### ENTRIES PROVIDED
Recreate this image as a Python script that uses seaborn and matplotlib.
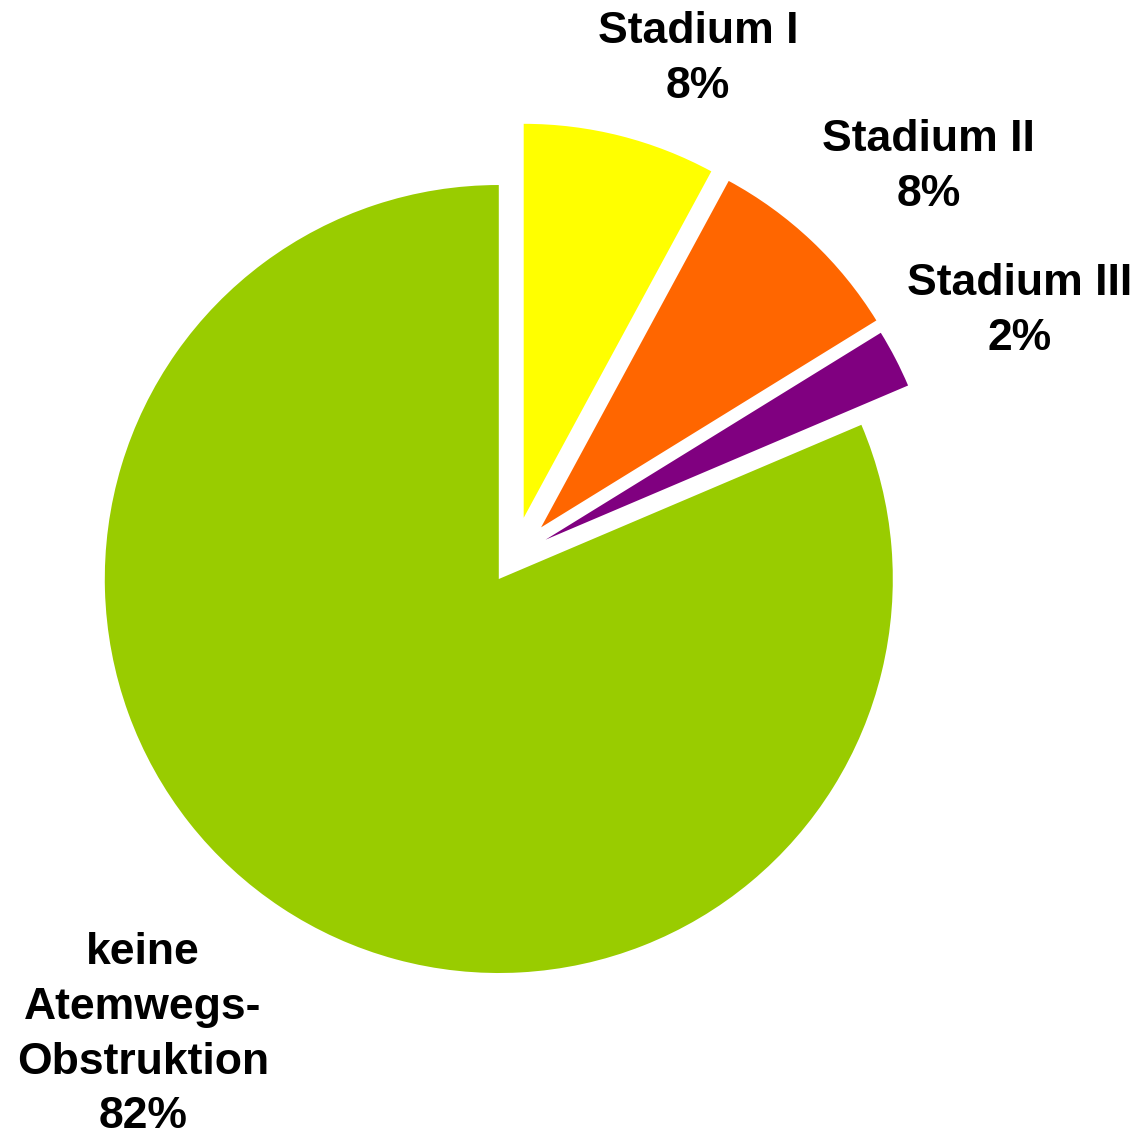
import matplotlib
matplotlib.use("Agg")
import matplotlib.pyplot as plt
import seaborn as sns

# Data
categories = ["Stadium I", "Stadium II", "Stadium III", "keine\nAtemwegs-\nObstruktion"]
values = [7.9, 8.3, 2.4, 81.4]
pct_labels = ["8%", "8%", "2%", "82%"]
colors = ["#FFFF00", "#FF6600", "#800080", "#99CC00"]

sns.set_theme(style="white")
plt.rcParams["font.family"] = ["Liberation Sans", "DejaVu Sans"]

# Layout
explode = [0.10, 0.10, 0.09, 0.07]
label_pos = [(0.467, 1.262), (1.053, 0.988), (1.284, 0.622), (-0.942, -1.215)]

fig = plt.figure(figsize=(11.4, 11.42), dpi=100)
ax = fig.add_axes([0, 0, 1, 1])
ax.pie(values, colors=colors, explode=explode, startangle=90, counterclock=False,
       radius=1.0, wedgeprops=dict(linewidth=0))
for cat, pct, (x, y) in zip(categories, pct_labels, label_pos):
    ax.text(x, y, f"{cat}\n{pct}", ha="center", va="center", multialignment="center",
            fontsize=32, fontweight="bold", color="black", linespacing=1.43)
ax.set_xlim(-1.3046, 1.5888)
ax.set_ylim(-1.4873, 1.4112)
ax.set_aspect("auto")
ax.axis("off")
fig.savefig("out.png", dpi=100, facecolor="white")
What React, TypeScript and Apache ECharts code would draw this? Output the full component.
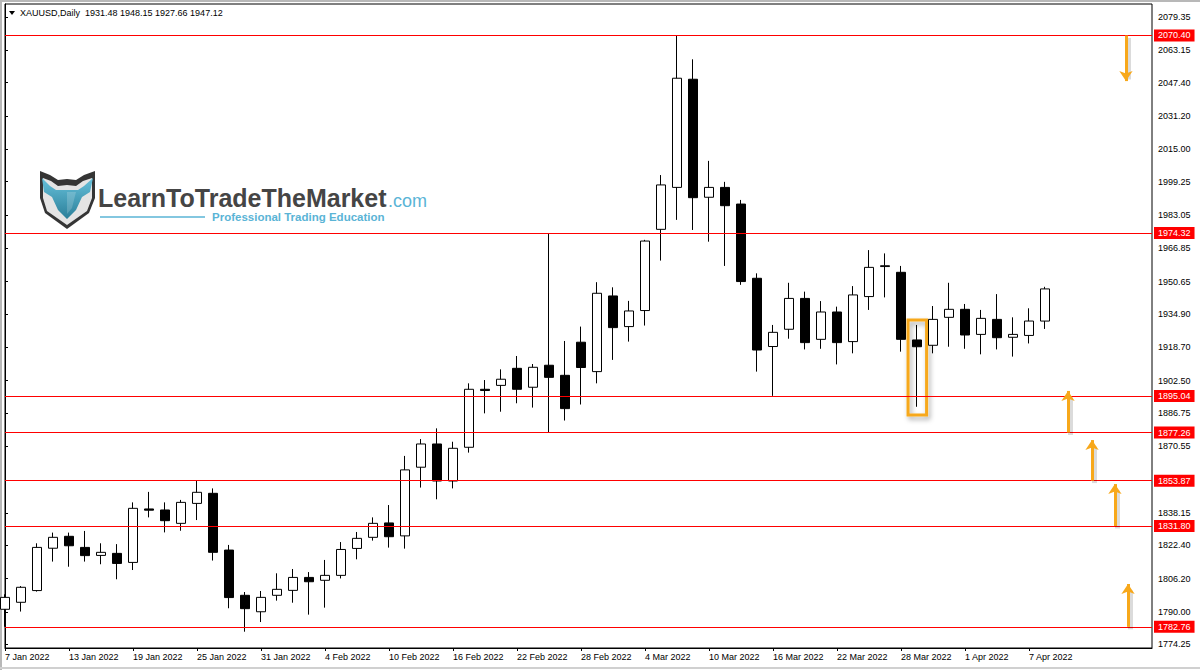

### SET EXERCISE
What comes back should match the records exactly, minus any pictures.

### RESPONSE
Recreate this image as a Python script that uses seaborn and matplotlib.
import matplotlib
matplotlib.use("Agg")
import matplotlib.pyplot as plt
import seaborn as sns

# Data
categories = ["Stadium I", "Stadium II", "Stadium III", "keine\nAtemwegs-\nObstruktion"]
values = [7.9, 8.3, 2.4, 81.4]
pct_labels = ["8%", "8%", "2%", "82%"]
colors = ["#FFFF00", "#FF6600", "#800080", "#99CC00"]

sns.set_theme(style="white")
plt.rcParams["font.family"] = ["Liberation Sans", "DejaVu Sans"]

# Layout
explode = [0.10, 0.10, 0.09, 0.07]
label_pos = [(0.467, 1.262), (1.053, 0.988), (1.284, 0.622), (-0.942, -1.215)]

fig = plt.figure(figsize=(11.4, 11.42), dpi=100)
ax = fig.add_axes([0, 0, 1, 1])
ax.pie(values, colors=colors, explode=explode, startangle=90, counterclock=False,
       radius=1.0, wedgeprops=dict(linewidth=0))
for cat, pct, (x, y) in zip(categories, pct_labels, label_pos):
    ax.text(x, y, f"{cat}\n{pct}", ha="center", va="center", multialignment="center",
            fontsize=32, fontweight="bold", color="black", linespacing=1.43)
ax.set_xlim(-1.3046, 1.5888)
ax.set_ylim(-1.4873, 1.4112)
ax.set_aspect("auto")
ax.axis("off")
fig.savefig("out.png", dpi=100, facecolor="white")
What React, TypeScript and Apache ECharts code would draw this? Output the full component.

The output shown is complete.